Rendons aussi hommage à la discipline et à la volonté dont elle-même fit preuve au cours de ses cinq derniers mois, et qui prolongèrent jusqu'à sa mort la dignité de toute sa vie.

Ainsi, Arphine Pagès, née au plein cœur de la vie traditionnelle, à la lueur du calel, vous à qui votre grand-mère donnait, certains dimanches, un verre d'eau sucrée pour vous récompenser d'une semaine de sagesse, habituée à chercher des braises chez la voisine plutôt que d'user une allumette ; vous qui n'avez fait dans votre vie qu'un seul voyage d'agrément, celui d'aller à pied à Crayssac chez votre tante, le soir de votre mariage..., vous mourez au temps de la pénicilline, de l'énergie atomique et des satellites artificiels ; vous laissez Douelle ruisselant d'électricité, bourdonnant d'automobiles, de tracteurs, de réfrigérateurs, de radios, de machines à laver, de salles de douches et de téléphones...

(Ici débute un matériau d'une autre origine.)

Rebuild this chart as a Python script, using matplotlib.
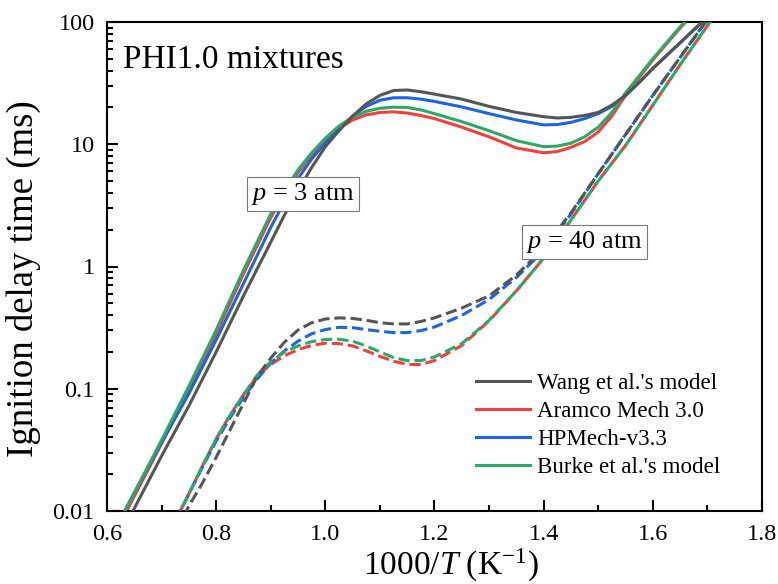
import numpy as np
import matplotlib
matplotlib.use("Agg")
import matplotlib.pyplot as plt
from matplotlib.lines import Line2D

plt.rcParams['font.family'] = ['Liberation Serif', 'DejaVu Serif']
plt.rcParams['mathtext.fontset'] = 'custom'
plt.rcParams['mathtext.rm'] = 'Liberation Serif'
plt.rcParams['mathtext.it'] = 'Liberation Serif:italic'

# ---------------- data (ignition delay time, ms) ----------------
x_3atm = [0.60, 0.65, 0.70, 0.75, 0.80, 0.85, 0.90, 0.925, 0.95, 0.975, 1.00,
          1.025, 1.05, 1.075, 1.10, 1.125, 1.15, 1.175, 1.20, 1.25, 1.30, 1.35,
          1.40, 1.425, 1.45, 1.475, 1.50, 1.525, 1.55, 1.575, 1.60, 1.625, 1.65, 1.70]

wang_3atm = [0.00389, 0.0105, 0.0282, 0.0724, 0.200, 0.575, 1.58, 2.63, 4.17, 6.46, 9.55,
             12.9, 17.0, 21.4, 25.1, 27.5, 27.8, 26.9, 25.7, 23.4, 20.4, 18.2,
             16.8, 16.4, 16.6, 17.2, 18.2, 20.9, 25.1, 32.0, 41.7, 53.1, 67.6, 110]
aramco_3atm = [0.00479, 0.0132, 0.0355, 0.0977, 0.282, 0.871, 2.51, 3.98, 5.89, 8.13, 10.7,
               13.5, 15.8, 17.4, 18.2, 18.4, 18.0, 17.2, 16.2, 13.8, 11.5, 9.33,
               8.51, 8.71, 9.44, 10.5, 12.6, 17.0, 25.1, 35.1, 49.0, 66.1, 89.1, 158]
hpmech_3atm = [0.00537, 0.0141, 0.0363, 0.0912, 0.251, 0.724, 2.09, 3.39, 5.25, 7.59, 10.2,
               13.5, 17.0, 20.4, 22.9, 24.0, 24.0, 23.4, 22.4, 20.2, 17.8, 15.8,
               14.4, 14.5, 15.1, 16.2, 17.8, 20.4, 25.1, 32.0, 41.7, 53.1, 67.6, 110]
burke_3atm = [0.00513, 0.0141, 0.0380, 0.105, 0.302, 0.933, 2.69, 4.17, 6.17, 8.51, 11.2,
              14.1, 16.6, 18.6, 19.7, 20.1, 20.0, 19.1, 17.8, 15.3, 12.9, 10.7,
              9.55, 9.66, 10.2, 11.5, 13.8, 18.2, 26.3, 36.3, 50.1, 67.6, 91.2, 158]

x_40atm = [0.70, 0.725, 0.75, 0.775, 0.80, 0.825, 0.85, 0.875, 0.90, 0.925, 0.95,
           0.975, 1.00, 1.025, 1.05, 1.075, 1.10, 1.125, 1.15, 1.175, 1.20, 1.25,
           1.30, 1.35, 1.40, 1.45, 1.50, 1.55, 1.60, 1.65, 1.70, 1.75]

wang_40atm = [0.00398, 0.00661, 0.0110, 0.0170, 0.0275, 0.0457, 0.0759, 0.126, 0.178, 0.240, 0.302,
              0.347, 0.372, 0.380, 0.376, 0.363, 0.347, 0.339, 0.339, 0.355, 0.380, 0.457,
              0.575, 0.851, 1.41, 2.75, 5.75, 12.0, 25.1, 51.3, 105, 214]
aramco_40atm = [0.00398, 0.00832, 0.0138, 0.0234, 0.0389, 0.0603, 0.0891, 0.126, 0.158, 0.186, 0.209,
                0.226, 0.236, 0.234, 0.224, 0.204, 0.184, 0.168, 0.158, 0.158, 0.170, 0.226,
                0.359, 0.631, 1.17, 2.40, 5.01, 9.77, 20.9, 44.7, 93.3, 195]
hpmech_40atm = [0.00417, 0.00813, 0.0138, 0.0229, 0.0372, 0.0575, 0.0851, 0.120, 0.162, 0.204, 0.245,
                0.282, 0.305, 0.318, 0.316, 0.305, 0.295, 0.288, 0.288, 0.299, 0.320, 0.398,
                0.537, 0.813, 1.35, 2.69, 5.75, 12.0, 25.1, 51.3, 105, 214]
burke_40atm = [0.00398, 0.00832, 0.0138, 0.0234, 0.0389, 0.0603, 0.0891, 0.129, 0.166, 0.200, 0.224,
               0.243, 0.253, 0.254, 0.245, 0.224, 0.200, 0.180, 0.170, 0.170, 0.182, 0.234,
               0.363, 0.631, 1.17, 2.40, 5.01, 9.77, 20.9, 44.7, 93.3, 195]

model_names = ["Wang et al.'s model", "Aramco Mech 3.0", "HPMech-v3.3", "Burke et al.'s model"]
model_colors = ['#555555', '#f04040', '#1e64dc', '#2ea866']

x_ticks = [0.6, 0.8, 1.0, 1.2, 1.4, 1.6, 1.8]
x_ticklabels = ['0.6', '0.8', '1.0', '1.2', '1.4', '1.6', '1.8']
y_ticks = [0.01, 0.1, 1, 10, 100]
y_ticklabels = ['0.01', '0.1', '1', '10', '100']

# ---------------- figure ----------------
fig = plt.figure(figsize=(7.78, 5.84), dpi=100)
ax = fig.add_axes([107/778, 73/584, 655/778, 489/584])

lw = 2.2
solid = {
    "Wang et al.'s model": wang_3atm, "Aramco Mech 3.0": aramco_3atm,
    "HPMech-v3.3": hpmech_3atm, "Burke et al.'s model": burke_3atm}
dashed = {
    "Wang et al.'s model": wang_40atm, "Aramco Mech 3.0": aramco_40atm,
    "HPMech-v3.3": hpmech_40atm, "Burke et al.'s model": burke_40atm}
order = {"Aramco Mech 3.0": 2, "HPMech-v3.3": 3, "Burke et al.'s model": 4, "Wang et al.'s model": 5}
offsets = {"Wang et al.'s model": 0.0, "Aramco Mech 3.0": 0.0,
           "HPMech-v3.3": 2.65, "Burke et al.'s model": 2.65}

for name, col in zip(model_names, model_colors):
    ax.plot(x_3atm, solid[name], color=col, lw=lw, zorder=order[name])
    ax.plot(x_40atm, dashed[name], color=col, lw=lw, zorder=order[name],
            linestyle=(offsets[name], (3.7, 1.6)))

ax.set_yscale('log')
ax.set_xlim(0.6, 1.8)
ax.set_ylim(0.01, 100)
ax.set_xticks(x_ticks)
ax.set_xticklabels(x_ticklabels)
ax.set_xticks(np.arange(0.7, 1.8, 0.2), minor=True)
ax.set_yticks(y_ticks)
ax.set_yticklabels(y_ticklabels)

for s in ax.spines.values():
    s.set_linewidth(1.5)
ax.tick_params(which='both', direction='in', top=False, right=False, width=1.5,
               labelsize=17.5)
ax.tick_params(axis='x', which='both', pad=9.5)
ax.tick_params(axis='y', which='both', pad=9)
ax.tick_params(which='major', length=8)
ax.tick_params(which='minor', length=4.5)
ax.tick_params(axis='y', which='minor', labelleft=False)

ax.set_xlabel(r'1000/$T$ (K$^{-1}$)', fontsize=24)
ax.set_ylabel('Ignition delay time (ms)', fontsize=26.5)
ax.xaxis.set_label_coords(0.525, -0.073)
ax.yaxis.set_label_coords(-0.10, 0.475)

ax.text(0.024, 0.955, 'PHI1.0 mixtures', transform=ax.transAxes, fontsize=24,
        ha='left', va='top')
box = dict(boxstyle='square,pad=0.15', fc='white', ec='#777777', lw=0.8)
ax.text(0.959, 3.95, r'$p$ = 3 atm', fontsize=19, ha='center', va='center', bbox=box, zorder=10)
ax.text(1.475, 1.585, r'$p$ = 40 atm', fontsize=19, ha='center', va='center', bbox=box, zorder=10)

handles = [Line2D([0], [0], color=c, lw=lw) for c in model_colors]
ax.legend(handles, model_names, loc='upper left', bbox_to_anchor=(0.563, 0.283),
          frameon=False, fontsize=16.6, handlelength=2.35, handletextpad=0.3,
          labelspacing=0.3, borderpad=0, borderaxespad=0)

fig.savefig('out.png', dpi=100)
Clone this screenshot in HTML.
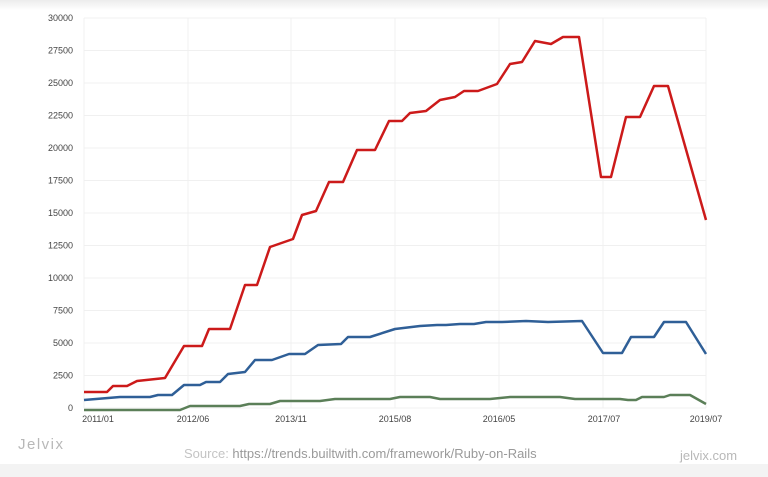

Vous avez vu les hommes passer de la faucille et du fléau à la faux, puis à la faucheuse, à la moissonneuse, enfin à la moissonneuse-batteuse... Mais cependant, hélas, vous avez senti jusqu'à votre mort les contrecoups des divisions politiques du monde ; l'éternel combat de la force et de la justice reste inachevé ; partout restent présentes la souffrance et l'inquiétude de l'homme.

Courageuse petite fille de la dure époque, bonne épouse, bonne mère, admirable grand-mère, charmante voisine, charmante amie toujours accueillante et gaie, tenant votre maison et votre table toujours ouvertes ; bonne chrétienne selon la tradition de votre mère et de votre grand-mère, mais libérale et tolérante selon leur même tradition, c'est-à-dire consciente que la condition de l'homme sur la terre est si complexe et si obscure qu'il est légitime et normal que tous les hommes ne fassent pas les mêmes réponses aux grandes questions qu'elle pose...

Adieu ; le Douelle d'aujourd'hui et de demain salue en vous l'ardeur de vie, les vertus et le courage de son passé.